Non risparmia la Chiesa, il 68, e non la risparmia neanche Formicola: “Vengono così contestati sessantottescamente, quando non la stessa Chiesa e il ruolo del suo Magistero, certamente del cattolicesimo la storia e la cultura filosofica (troppo ellenistica, questa), nonché la dottrina politico-sociale (troppo conservatrice, quando non reazionaria) e finanche la lex orandi, la liturgia. In ordine a quest’ultima, la fantasia prende il potere e progressivamente la secolarizza, e la contamina con modelli tribali, patetici e infantili, specialmente per quel che riguarda il canto in chiesa, oggettivamente brutto e dissonante (per non parlare dell’architettura e l’iconografia, e non ne parliamo, ora). L’assemblearismo, con il collegialismo ideologico, è proposto e talvolta imposto contro la struttura gerarchica della Chiesa. La Messa ormai, più che semplicemente detta, è definita da tanti assemblea, sia pure con un presidente, ed eccessivo appare il coinvolgimento dei laici in sacris. Tale posizione cattolica non è estranea neppure al suddetto Sessantotto politico”.

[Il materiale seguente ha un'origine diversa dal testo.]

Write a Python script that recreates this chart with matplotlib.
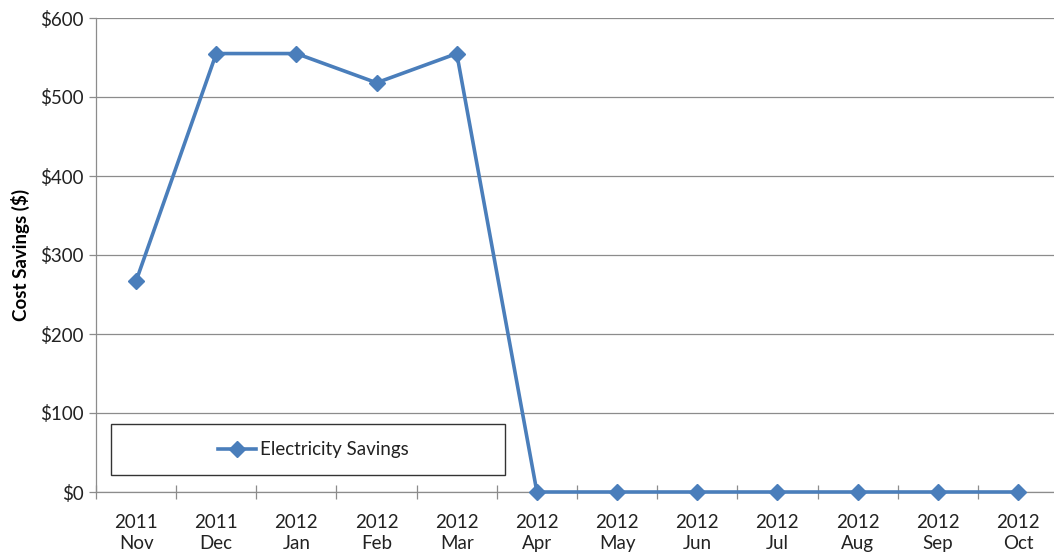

L’analisi di Formicola risale nei secoli per trovare le radici di questo processo, un processo rivoluzionario, egualitario e libertario che ha voluto colpire la civiltà cristiana e la Chiesa. Per sradicare Dio dal mondo, sostituire il Logos con “La terminale Rivoluzione antropologica”, che “proclama l’emancipazione da autorità e legge morale, e cerca il paradiso perduto nella società permissiva, che deve sostituire quella repressiva, ch’è a immagine e somiglianza del tiranno celeste. In nome della libertà e dell’eguaglianza radicali (è un modo dell’eguaglianza la soppressione anche della differenza maschio-femmina), devasta il buon costume, normalizza l’omofilia e in prospettiva la pedofilia e ogni altra perversione erotica. Deride e nega come impossibili la fedeltà coniugale, la castità specialmente prematrimoniale e la verginità, che addirittura prospetta come disturbi psichici che ostacolerebbero lo sviluppo della persona, sì da cancellarle progressivamente dall’orizzonte esistenziale, in ogni stato di vita”.

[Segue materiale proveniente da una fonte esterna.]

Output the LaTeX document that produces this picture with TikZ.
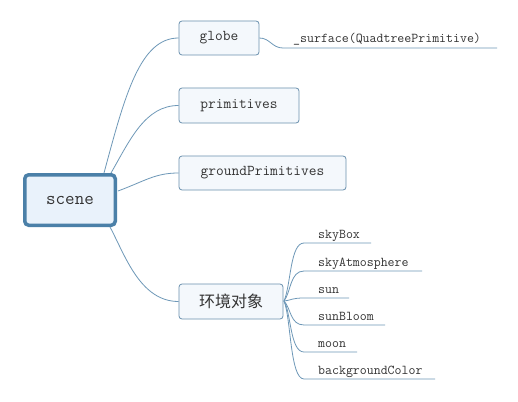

Una rivoluzione microstrutturale iper-edonista e dissacrante. “Difficile perciò da afferrare, e ridurre ad unità concettuale, anche perché perfeziona la frantumazione del mondo-cosmo, che perde la sua unità, il riferimento trascendente, il senso e l’orientamento”. Che è, ahimè, esattamente quello a cui stiamo assistendo nella nostra società, adesso, qui ed ora. Insomma, un libro la cui lettura vivamente consigliamo: una guida per i tempi tempestosi in cui siamo immersi.